Le véritable djihad n’est pas le devoir de la « guerre sainte » au reste de l’humanité
Le djihad des terroristes est une conception idéologique – et non religieuse ! – du monde, séparé entre le dar al islam (la maison de l’islam) et le dar al harb (la maison de la guerre). Cette vision est certes présente dans la tradition islamique. Mais Dieu merci, il se trouve de nos jours de plus en plus de musulmans pour rappeler que le djihad est avant tout le combat spirituel, l’effort pour se rendre disponible à Dieu (dans son cœur, avec ses biens et en résistant à Satan), et que la charia elle-même définit de façon assez restrictive les circonstances (surtout défensives, et d’abord contre les musulmans hérétiques) dans lesquelles cela peut signifier de prendre les armes.

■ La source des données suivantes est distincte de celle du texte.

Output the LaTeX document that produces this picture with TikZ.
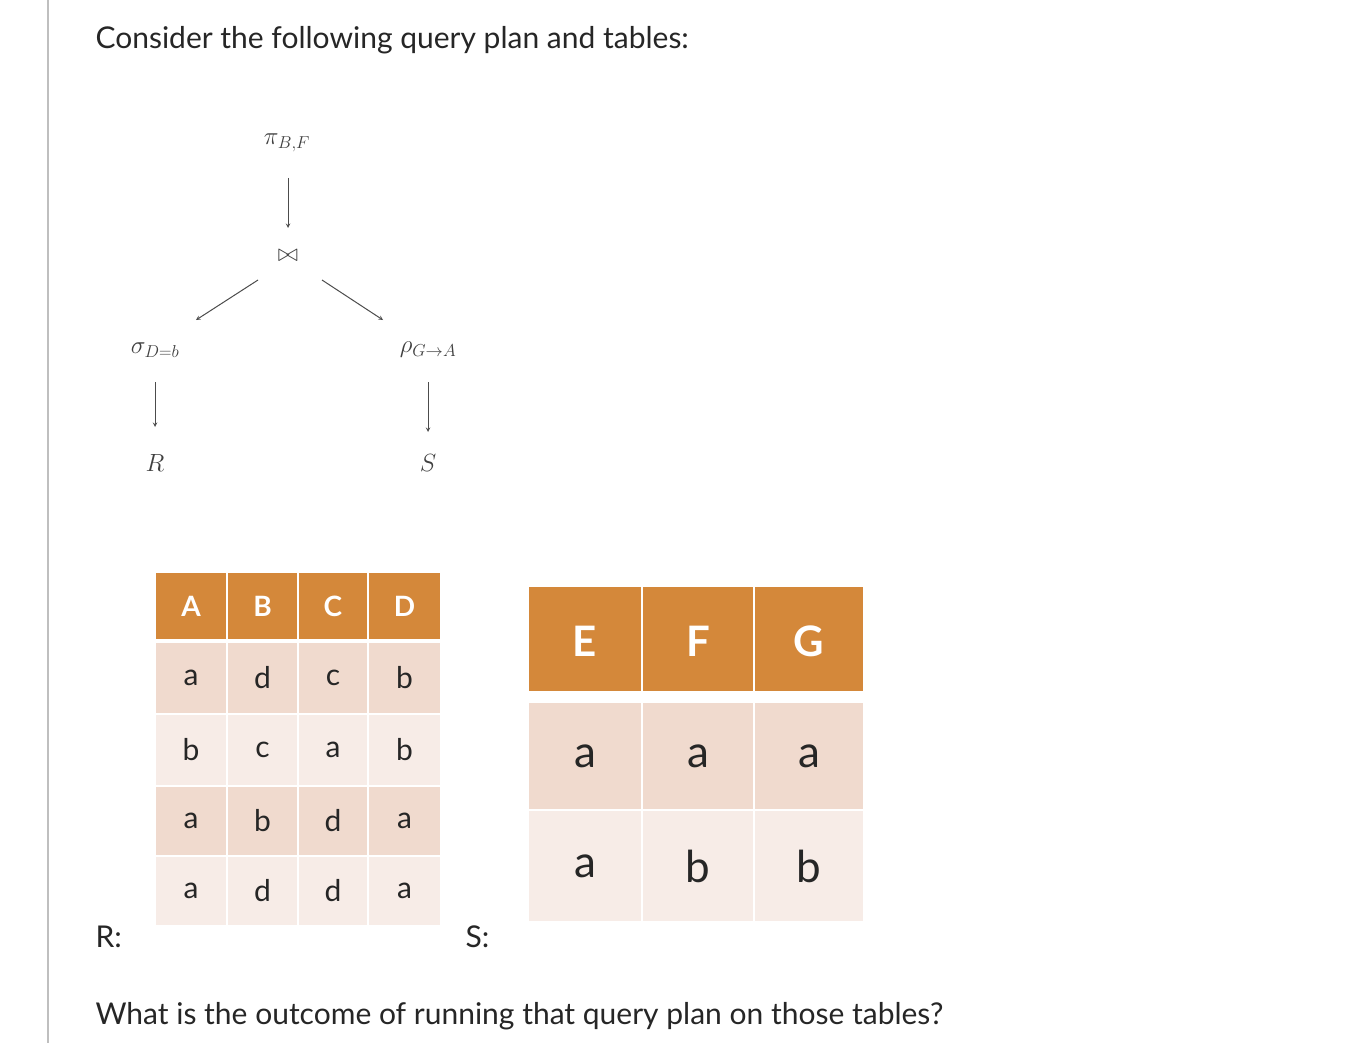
\documentclass[tikz,border=0pt]{standalone}
\usepackage{fontspec}
\setmainfont{Lato}
\usepackage{amssymb}
\begin{document}
\begin{tikzpicture}[x=1pt,y=-1pt,
  hdr/.style={fill=hdrc,draw=white,line width=2pt},
  rowa/.style={fill=rowac,draw=white,line width=2pt},
  rowb/.style={fill=rowbc,draw=white,line width=2pt},
  plan/.style={text=black!75,font=\fontsize{26}{30}\selectfont},
  parr/.style={-stealth,draw=black!70,line width=1pt},
  txt/.style={font=\fontsize{30}{36}\selectfont,text=black!85,anchor=west}]
\definecolor{hdrc}{HTML}{D4883A}
\definecolor{rowac}{HTML}{F0DACE}
\definecolor{rowbc}{HTML}{F7ECE7}
\useasboundingbox (0,0) rectangle (1368,1043);
\fill[white] (0,0) rectangle (1368,1043);
\draw[black!25,line width=2pt] (48,0) -- (48,1043);
\node[txt] (title) at (92,40) {Consider the following query plan and tables:};
\node[txt] (q) at (92,1016) {What is the outcome of running that query plan on those tables?};
% plan
\node[plan] (pi) at (287,143) {$\pi_{B,F}$};
\node[plan] (join) at (288,256) {$\bowtie$};
\node[plan] (sig) at (155,350) {$\sigma_{D=b}$};
\node[plan] (rho) at (428,350) {$\rho_{G\to A}$};
\node[plan] (R) at (155,463) {$R$};
\node[plan] (S) at (428,463) {$S$};
\draw[parr] (288,178) -- (288,228);
\draw[parr] (258,280) -- (196,320);
\draw[parr] (322,280) -- (383,320);
\draw[parr] (155,382) -- (155,427);
\draw[parr] (428,382) -- (428,432);
% table R
\foreach \x/\xx/\t in {155/227/A,227/298/B,298/368/C,368/441/D}{
  \draw[hdr] (\x,572) rectangle (\xx,640);
  \node[text=white,font=\fontsize{28}{32}\selectfont\bfseries] at ({(\x+\xx)/2},606) {\t};}
\foreach \ya/\yb/\s/\a/\b/\c/\d in {642/714/rowa/a/d/c/b,714/786/rowb/b/c/a/b,786/856/rowa/a/b/d/a,856/926/rowb/a/d/d/a}{
  \foreach \x/\xx/\t in {155/227/\a,227/298/\b,298/368/\c,368/441/\d}{
    \draw[\s] (\x,\ya) rectangle (\xx,\yb);
    \node[text=black!85,font=\fontsize{30}{34}\selectfont] at ({(\x+\xx)/2},{(\ya+\yb)/2}) {\t};}}
% table S
\foreach \x/\xx/\t in {528/642/E,642/754/F,754/864/G}{
  \draw[hdr] (\x,586) rectangle (\xx,692);
  \node[text=white,font=\fontsize{42}{46}\selectfont\bfseries] at ({(\x+\xx)/2},641) {\t};}
\foreach \ya/\yb/\s/\a/\b/\c in {702/810/rowa/a/a/a,810/922/rowb/a/b/b}{
  \foreach \x/\xx/\t in {528/642/\a,642/754/\b,754/864/\c}{
    \draw[\s] (\x,\ya) rectangle (\xx,\yb);
    \node[text=black!85,font=\fontsize{44}{48}\selectfont] at ({(\x+\xx)/2},{(\ya+\yb)/2}) {\t};}}
\node[txt] (rl) at (92,937) {R:};
\node[txt] (sl) at (462,937) {S:};
\end{tikzpicture}
\end{document}
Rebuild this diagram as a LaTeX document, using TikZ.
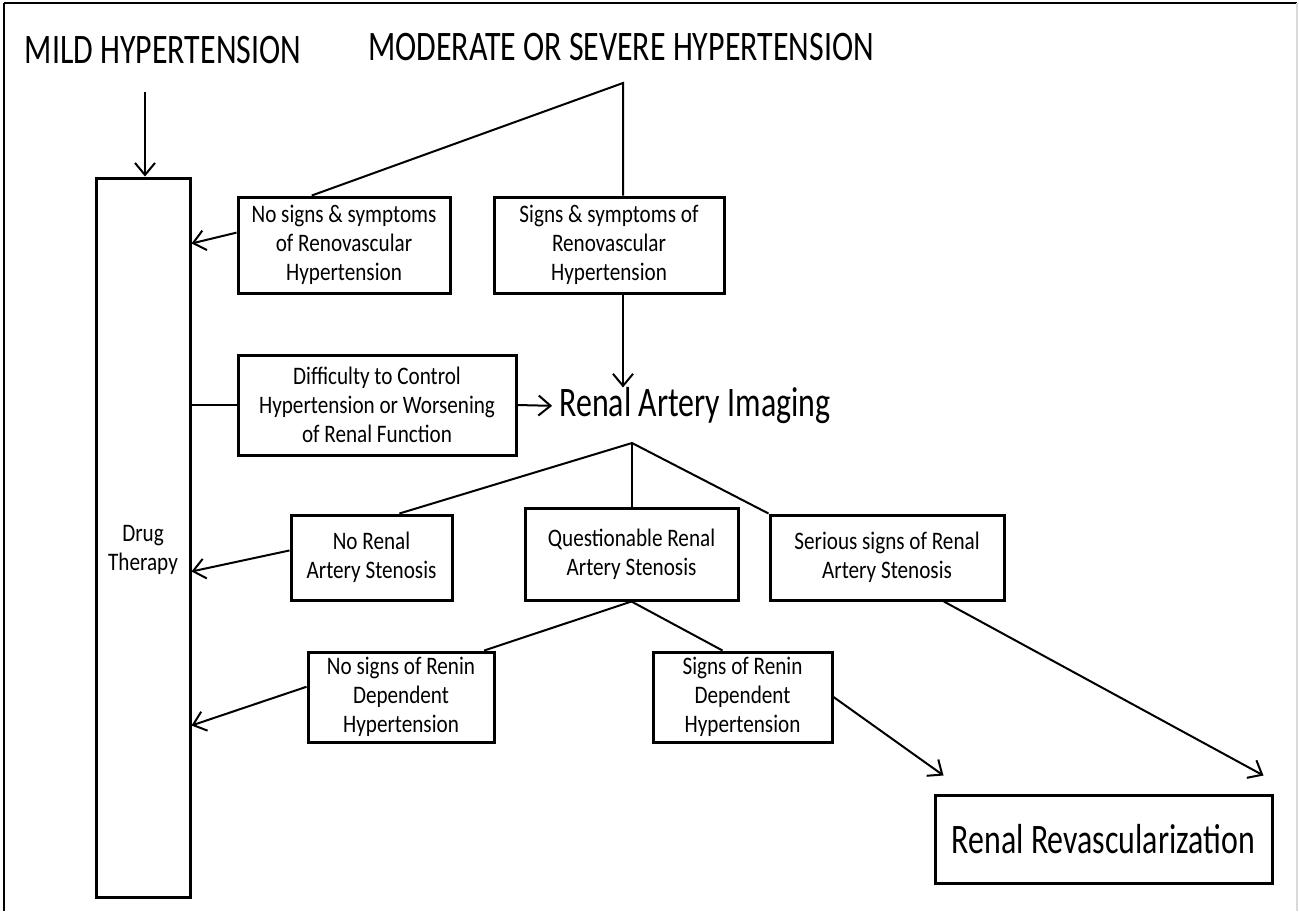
\documentclass[tikz,border=0pt]{standalone}
\usepackage{fontspec}
\usetikzlibrary{arrows.meta,calc}
\newfontfamily\boxfont{Carlito}[FakeStretch=0.84]
\newfontfamily\bigfont{Carlito}[FakeStretch=0.76]
\tikzset{
  boxtext/.style={align=center,inner sep=0pt,
    font=\boxfont\fontsize{12.6}{14.5}\selectfont},
  box/.style={boxtext,draw,line width=1.5pt},
  bigtext/.style={inner sep=0pt,font=\bigfont\fontsize{21}{24}\selectfont},
  link/.style={line width=1pt},
  flow/.style={line width=1pt,-{Straight Barb[length=6pt,width=10pt]}}
}

\begin{document}
\begin{tikzpicture}[x=0.5pt,y=-0.5pt]
\useasboundingbox (0,0) rectangle (1299,911);
% marco
\draw[line width=1pt] (4,3) -- (1297,3);
\draw[line width=0.6pt] (4,3) -- (4,911);
\draw[gray!30,line width=0.6pt] (1297,3) -- (1297,911);
% titulos
\node[bigtext] (mild) at (163,50) {MILD HYPERTENSION};
\node[bigtext] (moderate) at (621,47) {MODERATE OR SEVERE HYPERTENSION};
\coordinate (mildend) at (145,92);
\coordinate (top) at (623,83);
% cajas (medidas en pt = px/2)
\node[box,minimum width=47pt,minimum height=359.5pt] (drug) at (143,537.5) {};
\node[boxtext] (drugtxt) at (143,550) {Drug\\Therapy};
\node[box,minimum width=106pt,minimum height=48pt] (nosym) at (344,245)
  {No signs \& symptoms\\of Renovascular\\Hypertension};
\node[box,minimum width=115pt,minimum height=48pt] (sym) at (609,245)
  {Signs \& symptoms of\\Renovascular\\Hypertension};
\node[box,minimum width=139pt,minimum height=50pt] (diff) at (377,405)
  {Difficulty to Control\\Hypertension or Worsening\\of Renal Function};
\node[bigtext] (imaging) at (695,406) {Renal Artery Imaging};
\coordinate (apex) at (632,443);
\node[box,minimum width=80.5pt,minimum height=42.5pt] (norenal) at (371.5,557.5)
  {No Renal\\Artery Stenosis};
\node[box,minimum width=106.5pt,minimum height=46pt] (quest) at (631.5,554)
  {Questionable Renal\\Artery Stenosis};
\node[box,minimum width=117pt,minimum height=42.5pt] (serious) at (887,557.5)
  {Serious signs of Renal\\Artery Stenosis};
\node[box,minimum width=93pt,minimum height=45pt] (norenin) at (401,697)
  {No signs of Renin\\Dependent\\Hypertension};
\node[box,minimum width=89.5pt,minimum height=45pt] (renin) at (742.5,697)
  {Signs of Renin\\Dependent\\Hypertension};
\node[box,bigtext,draw,minimum width=168.5pt,minimum height=44pt] (reva) at (1103.5,839)
  {Renal Revascularization};
% puntos de llegada en la caja de farmacos
\coordinate (drugin1) at ($(drug.north east)+(0,67)$);
\coordinate (drugin2) at ($(drug.north east)+(0,395)$);
\coordinate (drugin3) at ($(drug.north east)+(0,549)$);
\coordinate (revaleft) at ($(reva.north west)+(10,-18)$);
\coordinate (revaright) at ($(reva.north east)+(-10,-18)$);
% conectores
\draw[flow] (mildend) -- (drug.north -| mildend);
\draw[link] ($(nosym.north west)!0.35!(nosym.north east)$) -- (top)
  -- (sym.north -| top);
\draw[flow] ($(nosym.north west)!0.375!(nosym.south west)$) -- (drugin1);
\draw[flow] (sym.south -| top) -- (imaging.north -| top);
\draw[link] (drug.east |- diff.west) -- (diff.west);
\draw[flow,shorten >=3.5pt] (diff.east) -- (imaging.west);
\draw[link] ($(norenal.north west)!0.67!(norenal.north east)$) -- (apex)
  -- (serious.north west);
\draw[link] (apex) -- (quest.north -| apex);
\draw[flow] ($(norenal.north west)!0.42!(norenal.south west)$) -- (drugin2);
\draw[link] ($(norenin.north west)!0.94!(norenin.north east)$) -- (quest.south)
  -- ($(renin.north west)!0.39!(renin.north east)$);
\draw[flow] ($(norenin.north west)!0.39!(norenin.south west)$) -- (drugin3);
\draw[flow] ($(renin.north east)!0.5!(renin.south east)$) -- (revaleft);
\draw[flow] ($(serious.south west)!0.74!(serious.south east)$) -- (revaright);
\end{tikzpicture}
\end{document}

Le Coran lui-même contient plusieurs condamnations explicites du terrorisme exercé au nom du djihad
Les autorités musulmanes les plus respectées ont rappelé récemment à plusieurs reprises (voir Que disent les grands savants de l’islam sur le terrorisme ?, Éditions Anas, Le Blanc-Mesnil, 2004), que l’islam interdit expressément :
de tuer des innocents : « Épargner les enfants, les fous, les femmes, les prêtres, les
vieillards et les infirmes, sauf s'ils ont pris part au combat. […] Quiconque tuera une personne non coupable de meurtre […] sur la terre, c'est comme s'il avait tué tous les hommes. Et
quiconque lui fait don de la vie, c'est comme s'il faisait don de la vie à toute l'humanité (Coran V, La Table servie : 31-32).
de provoquer le chaos (al-fitna) : « Le chaos est pire que la guerre. Tant qu'eux ne vous
combattront pas dans l'enceinte sacrée, ne leur livrez pas la guerre » (Coran II, La Vache : 190-191).
le suicide : « Ne vous donnez pas la mort » (Coran IV, Les Femmes : 28-29).